Upgrades to runway 2/20 were completed in 2022 to seal cracks on the runway. After receiving federal funding for the project in 2019, a ten-year master plan was submitted to the FAA in 2023. In 2024, following the expiration of a 40-year lease and several years of no deal being reached, the city vacated 27 hangars.

== Facilities and aircraft ==
The airport has two runways, both paved with asphalt. Runway 2/20 measures 3,530 x 75 ft (1076 x 23 m) and runway 10/28 measures 2155 x 35 ft (657 x 11 m). In the 12-month period ending October 15, 2020, the airport had 42,340 aircraft operations, an average of 116 per day. This includes 99% general aviation, 1% air taxi, and <1% military. For the same time period, 102 aircraft were based at the airport, including 91 single-engine and 7 multi-engine airplanes as well as 4 gliders.

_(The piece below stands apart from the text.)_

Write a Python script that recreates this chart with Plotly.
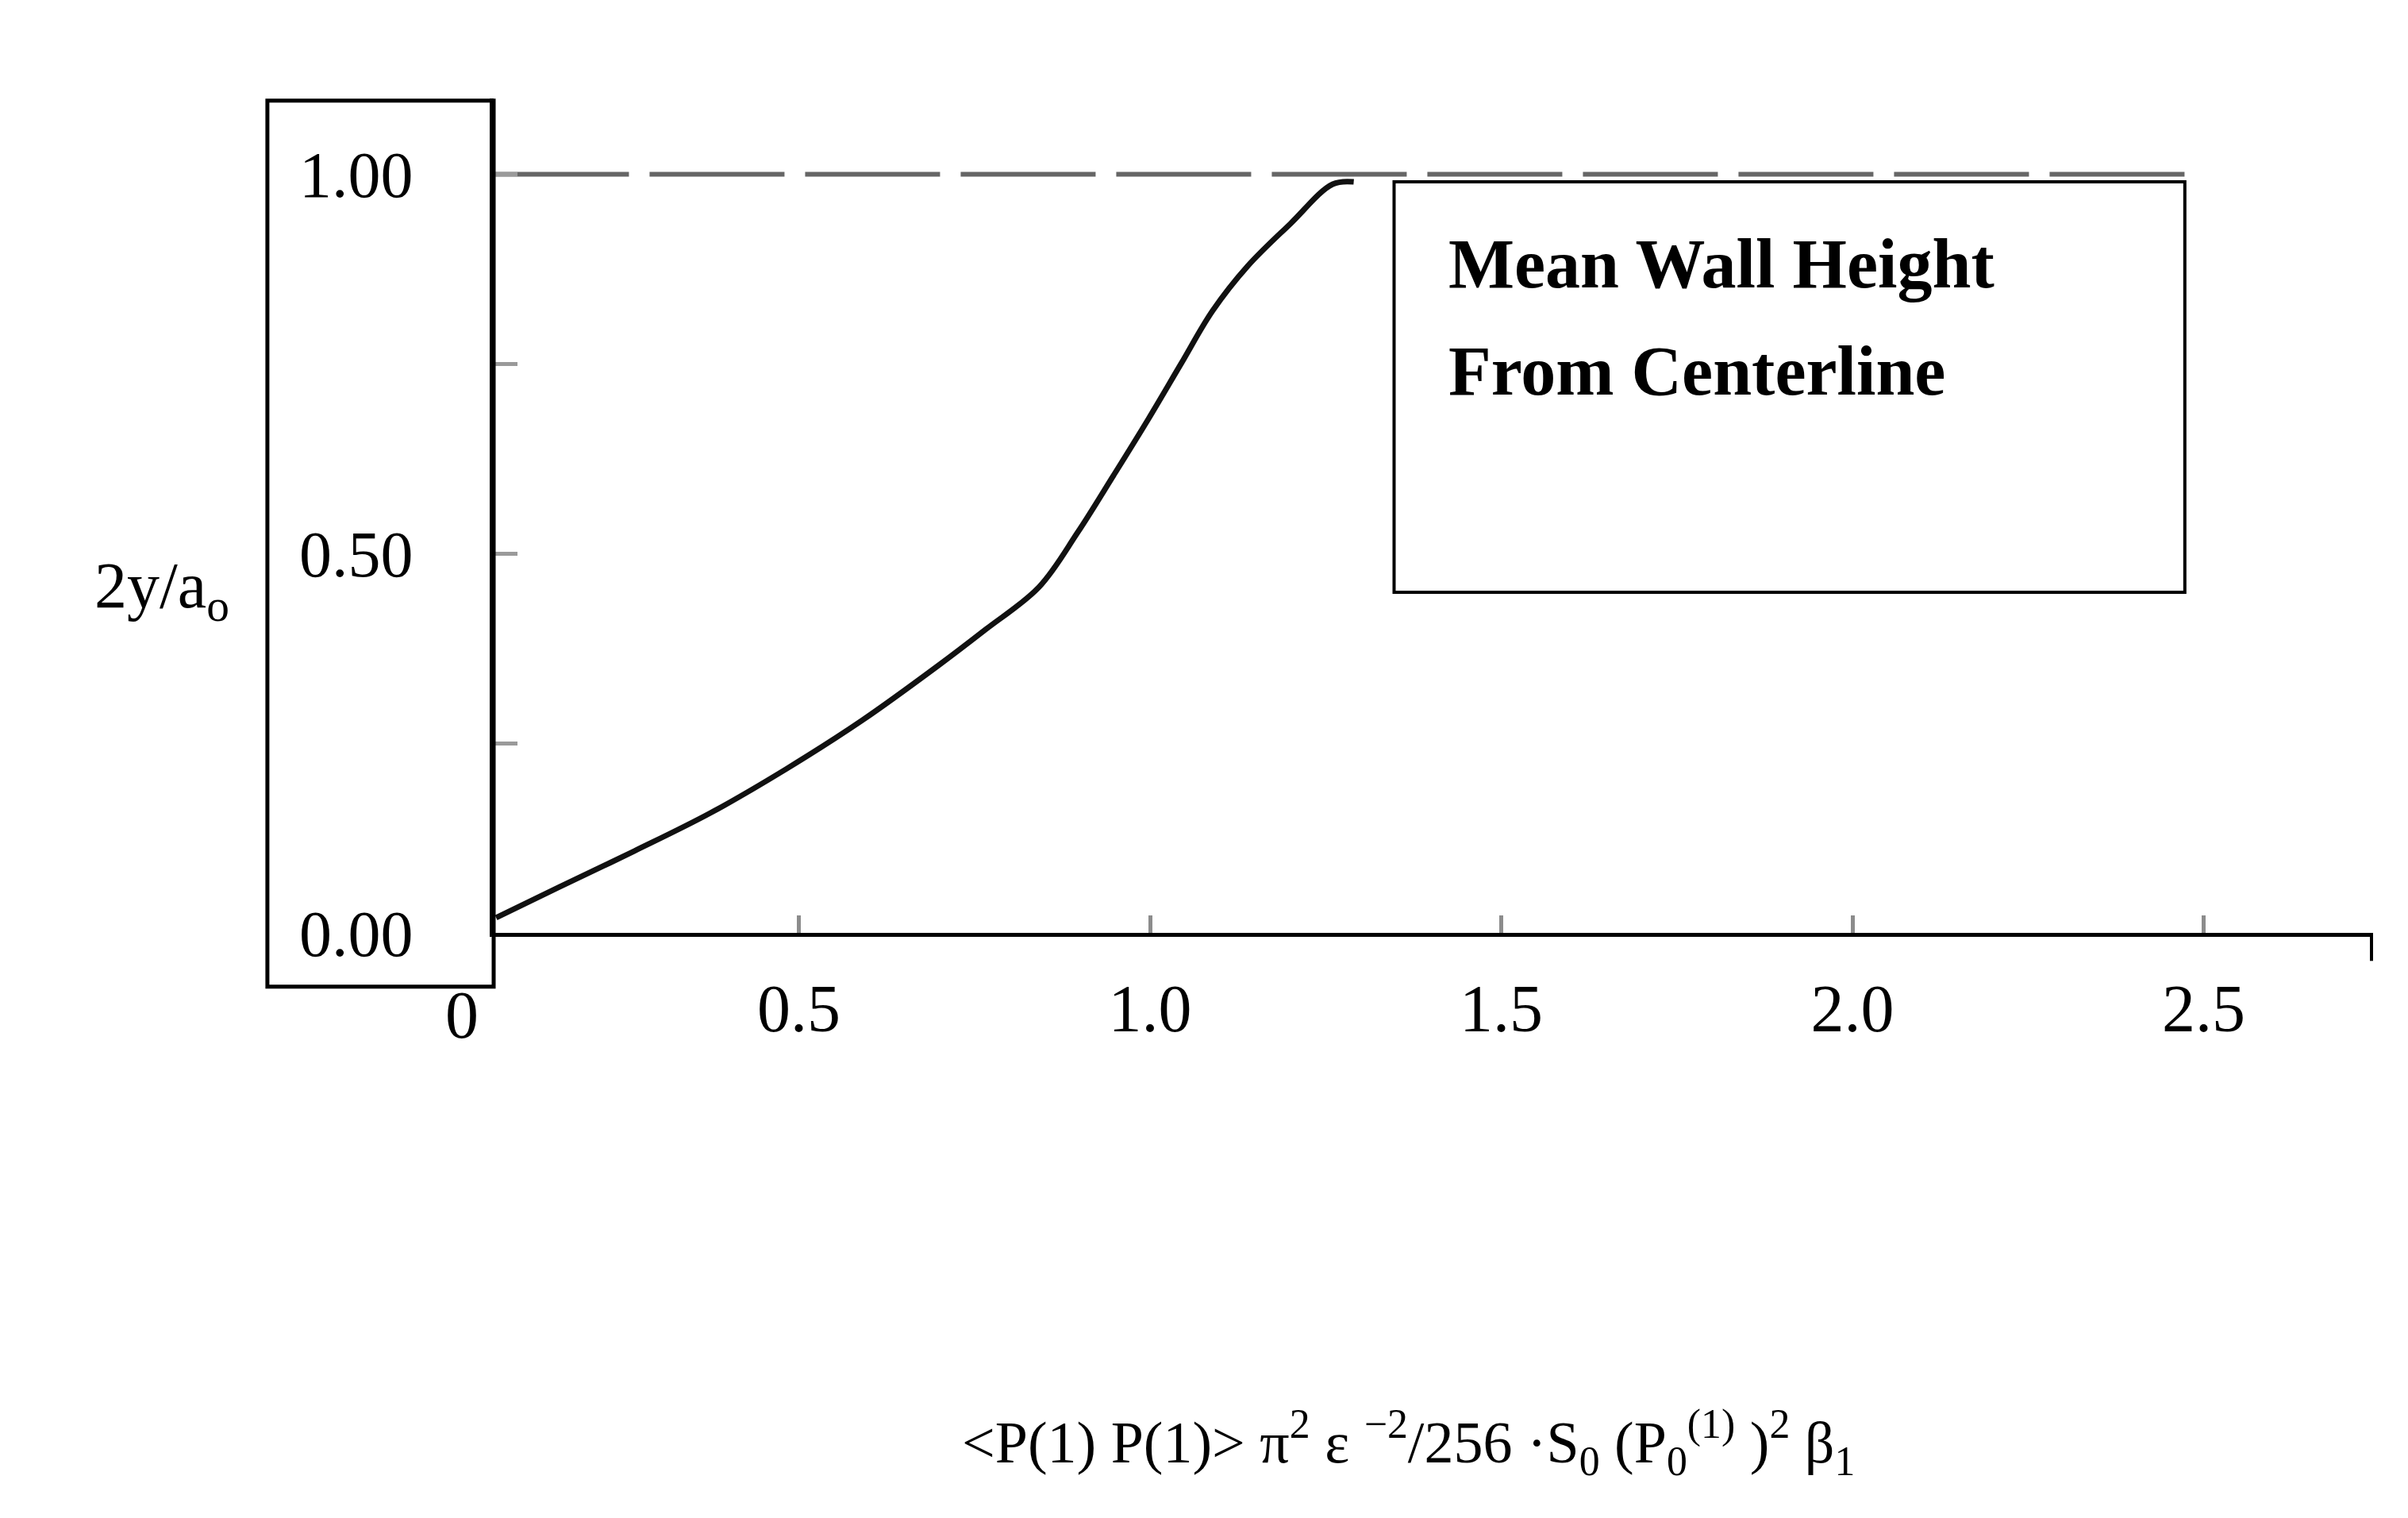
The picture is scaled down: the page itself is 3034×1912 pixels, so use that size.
import plotly.graph_objects as go

# curve: mean wall height vs forcing parameter
wall_x = [0.069, 0.158, 0.266, 0.374, 0.482, 0.590, 0.698, 0.766, 0.842, 0.897,
          0.948, 0.998, 1.044, 1.089, 1.139, 1.200, 1.260, 1.290]
wall_y = [0.020, 0.060, 0.108, 0.158, 0.216, 0.280, 0.352, 0.400, 0.456, 0.528,
          0.603, 0.678, 0.750, 0.820, 0.879, 0.935, 0.987, 0.990]

# dashed reference level 2y/ao = 1
ref_x = [0.066, 2.50]
ref_y = [1.0, 1.0]

x_ticks = [0.5, 1.0, 1.5, 2.0, 2.5]
x_ticktext = ["0.5", "1.0", "1.5", "2.0", "2.5"]
y_ticks = [0.0, 0.5, 1.0]
y_ticktext = ["0.00", "0.50", "1.00"]

serif = "Liberation Serif"

fig = go.Figure()
fig.add_trace(go.Scatter(x=ref_x, y=ref_y, mode="lines",
                         line=dict(color="#666666", width=6, dash="170px,26px"),
                         showlegend=False, hoverinfo="skip"))
fig.add_trace(go.Scatter(x=wall_x, y=wall_y, mode="lines", line_shape="spline",
                         line=dict(color="#111111", width=7, smoothing=1.0),
                         showlegend=False))

fig.update_layout(
    width=3034, height=1912,
    margin=dict(l=614, r=54, t=116, b=745),
    plot_bgcolor="white", paper_bgcolor="white",
    font=dict(family=serif, color="black", size=82),
    xaxis=dict(range=[0.0655, 2.739], showgrid=False, zeroline=False,
               showline=True, linecolor="black", linewidth=5,
               tickvals=x_ticks, ticktext=x_ticktext,
               ticks="inside", ticklen=22, tickwidth=5, tickcolor="#8c8c8c",
               ticklabelstandoff=18, tickfont=dict(size=84)),
    yaxis=dict(range=[0, 1.1], showgrid=False, zeroline=False,
               showline=True, linecolor="black", linewidth=5,
               tickvals=y_ticks, ticktext=y_ticktext,
               ticks="inside", ticklen=30, tickwidth=5, tickcolor="#9a9a9a",
               minor=dict(ticks="inside", dtick=0.25, ticklen=30, tickwidth=5, tickcolor="#9a9a9a"),
               ticklabelstandoff=80, tickfont=dict(size=82)),
)

# box around the y tick labels, its right edge is the y axis
fig.add_shape(type="rect", xref="paper", yref="paper",
              x0=-0.1205, x1=0.0, y0=-0.0645, y1=0.9973,
              line=dict(color="black", width=5))
# label box
fig.add_shape(type="rect", xref="paper", yref="paper",
              x0=0.4795, x1=0.9006, y0=0.4081, y1=0.9002,
              line=dict(color="black", width=4), fillcolor="white", layer="above")
# end mark of the x axis
fig.add_shape(type="line", xref="paper", yref="paper",
              x0=1.0, x1=1.0, y0=0.0, y1=-0.0336,
              line=dict(color="black", width=4))

fig.add_annotation(text="<b>Mean Wall Height</b>", xref="paper", yref="paper",
                   x=0.5076, y=0.8012, xanchor="left", yanchor="middle",
                   showarrow=False, font=dict(size=88))
fig.add_annotation(text="<b>From Centerline</b>", xref="paper", yref="paper",
                   x=0.5076, y=0.6727, xanchor="left", yanchor="middle",
                   showarrow=False, font=dict(size=88))

# the "0" under the axis sits left of the y axis, outside the x range
fig.add_annotation(text="0", xref="paper", yref="paper", x=-0.017, y=-0.0985,
                   xanchor="center", yanchor="middle", showarrow=False,
                   font=dict(size=84))

fig.add_annotation(text="2y/a<sub>o</sub>", xref="paper", yref="paper",
                   x=-0.1399, y=0.411, xanchor="right", yanchor="middle",
                   showarrow=False, font=dict(size=82))

fig.add_annotation(
    text="&lt;P(1) P(1)&gt; π<sup>2</sup> ε <sup>−2</sup>/256 ·S<sub>0</sub> (P<sub>0</sub><sup>(1)</sup> )<sup>2</sup> β<sub>1</sub>",
    xref="paper", yref="paper", x=0.4869, y=-0.6105,
    xanchor="center", yanchor="middle", showarrow=False, font=dict(size=74))

fig.write_html("out.html")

The airport has a fixed-base operator that offers fuel, both avgas and jet fuel, and amenities such as general maintenance, courtesy transportation, a conference room, a crew lounge, snooze rooms, showers, and more.

Since 2016, the airport is home to Avit Flight Academy offering aircraft rentals and training ranging from the private pilot certificate through multi-engine and flight instruction certification. Headquartered at 3G3, the flight school also operates out of MFD, AKR, CAK, BJJ, and 1G5 Avit Flight Academy has an authorized Cirrus Training Center at the Akron-Canton Airport location.

== Accidents and incidents ==

- On 2 June 1990, a Piper Cherokee ran into a utility wire while landing at the airport, killing the two occupants.
- On 28 June 1993, a replica Nieuport crashed into a hangar roof at the airport, killing the pilot.
- On 6 May 1998, a Cessna 150L crashed while attempting to land at the airport, injuring the pilot.
- On May 31, 2016, a Piper PA-24 Comanche was substantially damaged while landing at the Wadsworth Municipal Airport. A flight instructor onboard requested the pilot to make a power-off approach as part of a Biennial Flight Review. On the base leg, it was determined that they would not reach the runway, and power was added so that a normal landing could be completed. On short final, the flight instructor called for more power to be added, which resulted in a pitch up attitude. Subsequently, the pilot reacted by pitching the airplane's nose down, but he inadvertently also reduced power to idle. The airplane continued to sink and touched down in the grass a few feet prior to the runway threshold, which resulted in a collision with the runway threshold. The probable cause of the accident was found to be the pilot's inadvertent power reduction during landing, which resulted in a runway undershoot, collision with the runway threshold, nose and right main landing gear collapse, and runway excursion.
- On January 11, 2018, a Socata MS893 was substantially damaged during a forced landing at Wadsworth Municipal Airport. The pilot noticed a loss of engine power while on approach to Wadsworth. Following unsuccessful attempts to restore engine power, the pilot executed a forced landing, during which the airplane impacted trees and damaged both wings. The probable cause of the accident was found to be the pilot's failure to apply carburetor heat during the approach, which resulted in a loss of engine power due to carburetor icing.
- On September 3, 2021, an aircraft crashed into a pond after takeoff from the Wadsworth Municipal Airport. Ohio State Highway Patrol reported the aircraft had been in contact with air traffic control and may have experienced mechanical problems. A witness reported hearing the aircraft would attempt to return due to a canopy problem.
- On September 18, 2021, an experimentally-built Rans S-20 Raven crashed shortly after takeoff from Wadsworth Municipal Airport. While departing, the plane's nose struck the runway, causing it to flip on its top and catch fire. The aircraft was departing after another helicopter had just landed; after becoming airborne, the accident airplane entered a steep roll and impacted the runway. The pilot was declared dead at the scene, and a blood toxicology found ethanol present. The probable cause of the crash was found to be the pilot's decision to depart shortly after a landing helicopter, which resulted in an encounter with the helicopter's wake turbulence and a loss of airplane control. Contributing to the accident was the pilot's impairment by his recent use of ethanol.